La legge prevede che si arrivi all’ospedale per prenotare l’aborto avendo già fatto un colloquio al consultorio o dal medico che certificano l’avvenuta gravidanza e la volontà di ricorrere a ivg, che non dovrà avvenire prima di un periodo di riflessione di sette giorni. In segreteria consegnano note con esami da fare e data per presentarsi ad abortire. «La “voce” citata dalla giornalista parla a nome suo e non a nome nostro. Nessuno del Cav o del consultorio sguinzaglia volontari per “reclutare” donne in coda per la 194, e in nessun colloquio queste vengono dissuase: decidono le donne se salire e se parlare con noi, le ascoltiamo, se ci vengono riferiti problemi di ordine economico e materiale noi spieghiamo quali risposte possiamo dare. E come va a finire? Che tantissime donne che hanno obiezioni di tipo economico alla gravidanza scelgono di tenere il bambino. Da quando il Cav è stato aperto ne sono nati 21.330 e nessuno è venuto a lamentarsi dell’aiuto ricevuto. Anzi. Tra i cucchiai e il prezzemolo che le signore femministe ci lasciano davanti alla clinica per protestare ogni benedetto 8 marzo ho trovato anche un cartello, “Grazie Paola, per avermi aiutato a far nascere il mio bambino”. Nessuno vieta a una donna di abortire, nessuno in Mangiagalli. Ma dico: sarà un male aiutare le donne che invece decidono di non abortire con sostegni concreti per uscire dal ricatto economico? Io credo che sia un bene per la società».
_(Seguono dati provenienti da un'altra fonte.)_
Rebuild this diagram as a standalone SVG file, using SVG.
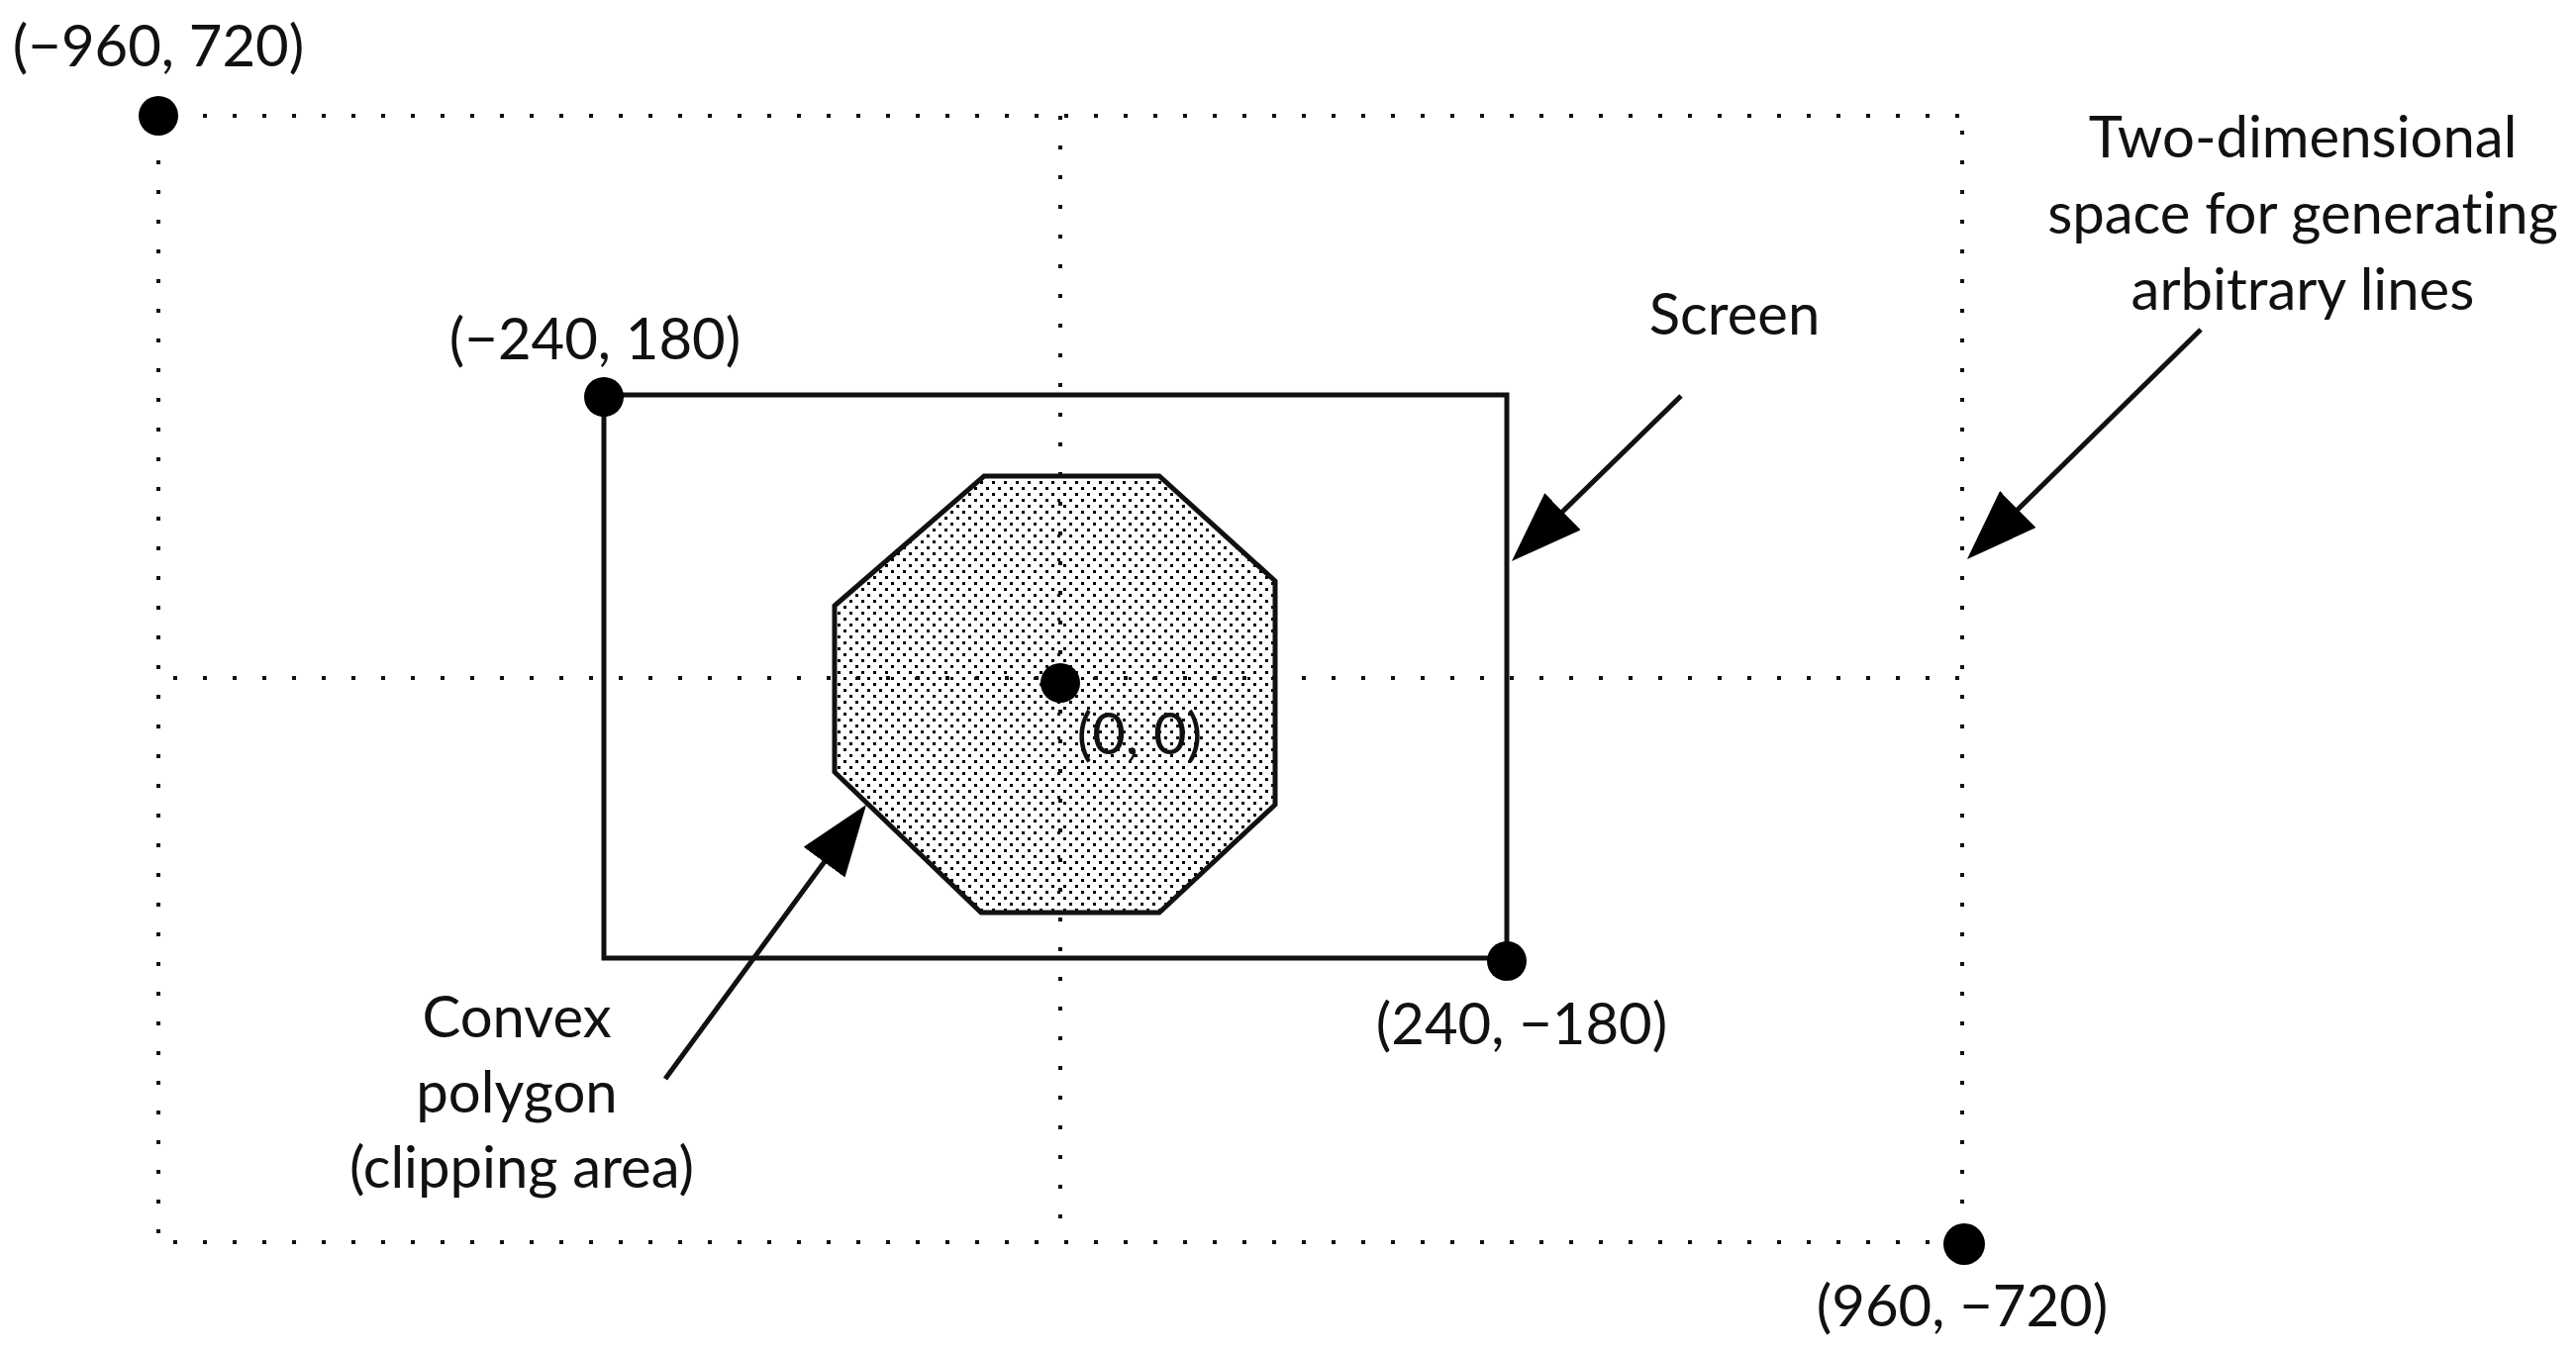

È accaduto anche che persone scendessero dal lettino in sala operatoria all’ultimo secondo dicendo «non sono più sicura di volerlo fare», e chiedendo di essere accompagnate al terzo piano. Tutte possono poi tornare indietro, in sala oppure sui propri passi. Però essere ascoltate è la cosa che vogliono di più.
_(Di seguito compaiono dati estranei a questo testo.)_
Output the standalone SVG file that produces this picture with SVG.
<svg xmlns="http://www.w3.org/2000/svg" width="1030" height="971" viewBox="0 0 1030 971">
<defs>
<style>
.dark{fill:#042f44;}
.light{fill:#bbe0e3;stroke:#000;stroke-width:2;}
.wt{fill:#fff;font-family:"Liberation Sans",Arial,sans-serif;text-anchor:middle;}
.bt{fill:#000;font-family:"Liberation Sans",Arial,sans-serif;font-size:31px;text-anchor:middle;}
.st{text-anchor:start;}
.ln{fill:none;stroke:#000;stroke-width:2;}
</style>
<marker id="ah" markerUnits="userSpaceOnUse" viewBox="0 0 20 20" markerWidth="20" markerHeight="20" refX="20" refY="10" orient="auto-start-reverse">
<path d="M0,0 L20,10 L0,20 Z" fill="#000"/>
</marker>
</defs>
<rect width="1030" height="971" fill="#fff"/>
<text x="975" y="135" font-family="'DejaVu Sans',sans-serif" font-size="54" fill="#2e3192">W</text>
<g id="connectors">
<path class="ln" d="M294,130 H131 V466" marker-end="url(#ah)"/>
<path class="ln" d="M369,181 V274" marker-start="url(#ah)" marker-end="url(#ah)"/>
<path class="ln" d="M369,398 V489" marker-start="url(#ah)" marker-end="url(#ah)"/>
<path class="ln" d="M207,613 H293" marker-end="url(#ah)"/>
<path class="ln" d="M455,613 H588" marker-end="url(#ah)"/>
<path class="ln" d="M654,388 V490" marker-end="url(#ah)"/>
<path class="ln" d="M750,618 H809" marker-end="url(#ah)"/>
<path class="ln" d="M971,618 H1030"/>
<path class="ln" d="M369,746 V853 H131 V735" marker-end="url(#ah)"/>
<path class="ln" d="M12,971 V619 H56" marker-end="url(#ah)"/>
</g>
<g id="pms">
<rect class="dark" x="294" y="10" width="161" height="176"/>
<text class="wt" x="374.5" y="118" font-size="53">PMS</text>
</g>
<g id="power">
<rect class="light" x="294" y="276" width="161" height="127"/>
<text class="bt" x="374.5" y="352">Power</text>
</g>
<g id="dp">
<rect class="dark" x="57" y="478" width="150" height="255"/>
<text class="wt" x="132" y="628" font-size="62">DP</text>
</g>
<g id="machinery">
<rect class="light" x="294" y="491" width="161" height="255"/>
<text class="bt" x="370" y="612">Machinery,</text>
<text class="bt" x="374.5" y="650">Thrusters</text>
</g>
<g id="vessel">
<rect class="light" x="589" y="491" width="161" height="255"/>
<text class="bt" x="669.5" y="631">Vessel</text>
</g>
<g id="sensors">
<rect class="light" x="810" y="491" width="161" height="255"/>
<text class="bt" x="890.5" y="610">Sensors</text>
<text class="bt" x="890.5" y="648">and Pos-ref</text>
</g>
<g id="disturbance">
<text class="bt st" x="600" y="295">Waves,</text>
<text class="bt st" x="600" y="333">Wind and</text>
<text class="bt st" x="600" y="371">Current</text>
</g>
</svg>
Qualche mese fa per decisione del primario Enrico Ferrazzi – che obiettore non è –, è stato promosso un piccolo gesto di informazione, la distribuzione di volantini sulle sedie della sala dell’ambulatorio (non quella che precede la sala operatoria). I volantini, anzi, dei cartoncini, dicevano solo: “Hai ancora un dubbio? Se vuoi essere ascoltato puoi recarti al Centro di aiuto alla vita”. Dopo una serie di articoli di Repubblica e proteste delle femministe li hanno dovuti togliere. La verità è che in Mangiagalli le “attiviste pro vita” come le chiama Millennium se ci sono si devono muovere in punta di piedi. «Strillano tanto per l’applicazione della 194, ebbene strillo anche io: la legge 22 maggio 1978 si chiama “Norme per la tutela sociale della maternità e sull’interruzione volontaria della gravidanza” e sappiamo tutti cosa dice, anche quando a superare le cause che potrebbero indurre la donna all’ivg. Non viene applicata perché per abortire nel primo trimestre bisognerebbe dimostrare che la gravidanza rappresenta un serio pericolo per la salute fisica o psichica della donna, e grave nel secondo trimestre». Quanto agli aborti clandestini, «il problema principale non sono i consultori chiamati “confessionali” (a parte che si dice accreditati pubblici o privati, il nostro non appartiene a ordini ecclesiali né ad organizzazioni politiche) ma soprattutto i permessi di soggiorno, anche quelli provvisori, senza i quali non è possibile ricevere assistenza sanitaria».

E questa cosa dei soldi per prestazioni professionali? «Il mio colloquio professionale viene pagato 19 euro e 11 cent. Il nostro bilancio annuale ammonta a 1 milione 600 mila euro. I rimborsi dell’Ats ne coprono un terzo. Ma noi abbiamo oggi abbiamo in carico più di 2.500 donne e forniamo loro: colloquio mensile fino all’anno del bambino, partecipazione a gruppi di donne allo stesso periodo di gravidanza, se serve accoglienza gratuita in un alloggio per il periodo della gravidanza e dopo la nascita, corso di preparazione al parto, quando il bimbo nasce incontro con ostetrica, massaggio del neonato, gruppi bebè, colloqui mensili che negli ultimi 6 mesi diventano scuola di genitori, e a ciascuna mamma diamo magari un bel sussidio mensile che il pubblico non dà, una “borsa della spesa” e poi tutto ciò che serve al bambino, corredino, attrezzature, passeggino, marsupio, fornitura di pannolini fino all’anno di età, guardaroba fino ai 18 mesi. Un terzo i rimborsi: eccoli i soldi intascati per far funzionare la 194. Non sto qui a perdere tempo ad “istruire sulle colpe morali”: 21.330 bambini nati, e nessuno mi ha mai maledetto per averli aiutati».